In order to ensure that the offset and size of the IO are aligned, we have aligned the Block mentioned above, making its size a multiple of 4 KiB, and also aligning its offset when written to the disk to 4 KiB. The advantage of this is that each time you write, the IO offset is aligned and there is no need to deal with the situation of writing in the middle of a sector. At the same time, because the Block has a batching logic, and Delta WAL only serves as a buffer and does not need to store data for a long time, the space waste caused by the holes created after alignment is small and acceptable.

In the implementation process, the following methods were used to handle the alignment of memory addresses:

public static native int posix_memalign(PointerByReference memptr, NativeLong alignment, NativeLong size);

// following methods are from io.netty.util.internal.PlatformDependent
public static ByteBuffer directBuffer(long memoryAddress, int size);
public static long directBufferAddress(ByteBuffer buffer);
public static void freeDirectBuffer(ByteBuffer buffer);

• posix_memalign is a method in the POSIX standard used to allocate a block of memory and ensure that its address is aligned to a specified size.
• The remaining three methods are utility methods in Netty:
  • directBuffer is used to wrap a memory address and size into ByteBuffer
  • directBufferAddress is used to get the memory address of ByteBuffer, which is used as the argument of pread and pwrite
  • freeDirectBuffer is used to release ByteBuffer By combining the above methods, we can allocate, use, and release aligned memory in Java.

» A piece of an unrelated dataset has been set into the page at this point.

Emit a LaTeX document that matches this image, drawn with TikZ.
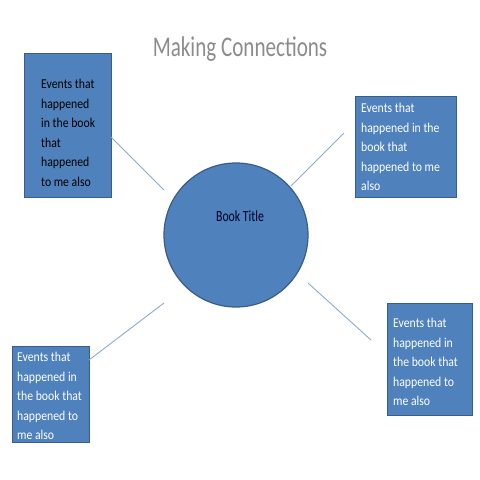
\documentclass[tikz,border=0pt]{standalone}
\usepackage{fontspec}
\setmainfont{Carlito}
\newfontfamily\bodyfont[FakeStretch=0.87]{Carlito}
\newfontfamily\titlefont[FakeStretch=0.74]{Carlito}
\newfontfamily\centrefont[FakeStretch=0.76]{Carlito}
\definecolor{boxblue}{HTML}{4F81BD}
\definecolor{boxedge}{HTML}{385D8A}
\definecolor{linkblue}{HTML}{8EA9CF}
\definecolor{titlegray}{HTML}{8C8C8C}
\begin{document}
\begin{tikzpicture}[x=1pt,y=-1pt,
  evbox/.style={draw=boxedge,fill=boxblue,line width=1.2pt,inner sep=0pt,anchor=north west},
  evtext/.style={anchor=north west,inner sep=0pt,align=left,font=\bodyfont\fontsize{13.5}{19.5}\selectfont},
  link/.style={draw=linkblue,line width=0.9pt}]
\useasboundingbox (0,0) rectangle (480,480);
\fill[white] (0,0) rectangle (480,480);
\node[font=\titlefont\fontsize{28.5}{32}\selectfont,text=titlegray,inner sep=0pt] (title) at (240,49) {Making Connections};
% boxes
\node[evbox,minimum width=87pt,minimum height=144pt] (b1) at (24,53) {};
\node[evbox,minimum width=101pt,minimum height=101pt] (b2) at (355,96) {};
\node[evbox,minimum width=77pt,minimum height=96pt] (b3) at (12,346) {};
\node[evbox,minimum width=85pt,minimum height=112pt] (b4) at (387,303) {};
% circle
\node[draw=boxedge,fill=boxblue,line width=1.2pt,circle,minimum size=144pt,inner sep=0pt] (c) at (236,235) {};
\node[font=\centrefont\fontsize{15.5}{18}\selectfont,text=black!85!blue,inner sep=0pt] (ct) at (240,216) {Book Title};
% texts
\node[evtext,text=black] (t1) at (41,79) {Events that\\happened\\in the book\\that\\happened\\to me also};
\node[evtext,text=white] (t2) at (361,103) {Events that\\happened in the\\book that\\happened to me\\also};
\node[evtext,text=white] (t3) at (17,352) {Events that\\happened in\\the book that\\happened to\\me also};
\node[evtext,text=white] (t4) at (393,318) {Events that\\happened in\\the book that\\happened to\\me also};
% connector ends
\coordinate (l1a) at (111,137); \coordinate (l1b) at (164,190);
\coordinate (l2a) at (291,186); \coordinate (l2b) at (344,133);
\coordinate (l3a) at (89,360); \coordinate (l3b) at (164,303);
\coordinate (l4a) at (308,283); \coordinate (l4b) at (371,340);
\draw[link] (l1a) -- (l1b);
\draw[link] (l2a) -- (l2b);
\draw[link] (l3a) -- (l3b);
\draw[link] (l4a) -- (l4b);
\end{tikzpicture}
\end{document}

Maintaining Raw Device Size
Unlike file systems, the size of a raw device cannot be obtained through the metadata of the file, which requires us to maintain the size of the raw device ourselves. During initialization, the upper layer will specify the size of the WAL, and Delta WAL will obtain the size of the raw device at initialization and compare it with the specified size: if the size of the raw device is smaller than the specified size, an exception will be thrown; if the size of the raw device is larger than the specified size, the capacity in WALHeader will be set to the specified size, and it cannot be changed thereafter. The advantage of this is that it can ensure that the size of Delta WAL is not bound to the size of the raw device, avoiding problems caused by changes in the size of the raw device.
In the future, we will also support dynamic changes to the size of Delta WAL to meet more scenarios.

Benchmark Test
In order to verify the performance of Delta WAL, we conducted some benchmark tests. The test environment is as follows:

• AWS EC2 m6i.xlarge, 4 vCPU, 16 GiB RAM
• AWS EBS GP3 (2 GiB, 3000 IOPS, 125 MiB/s)
• Ubuntu 22.04 LTS linux 5.15.0-91-generic The test code can be found in the repository. The size of the IO thread pool is configured to be 4 during the test, and the target write throughput is 120 MiB/s. The test results are as follows:

: Reading in iostat
*: Each record in Stream WAL has a 24 Bytes header, which was subtracted during the test.
We can see that

• Delta WAL can fully utilize the performance of the cloud disk
  • The write throughput is close to 125 MiB/s (a small part of the bandwidth is used to write headers, 4K alignment, and other overheads).
  • When the record is not too large, it can basically run at full 3000 IOPS.
• The write latency of Delta WAL is low, with an average latency of less than 1 ms for small packets and less than 2 ms for large packets. In the AutoMQ performance white paper, it can be seen that the long-tail latency of AutoMQ sending messages is significantly better than Kafka.

Conclusion
DeltaWAL, as a part of S3Stream, is one of the core components of AutoMQ. It is based on raw devices, avoiding Page Cache pollution, improving write performance, and faster recovery after crashes. In its implementation, we fully utilize the IOPS and bandwidth of the cloud disk to ensure the performance of DeltaWAL, thereby ensuring the low latency and high throughput of AutoMQ. In the future, we will support more features, such as dynamically changing the size of DeltaWAL, to meet more scenarios.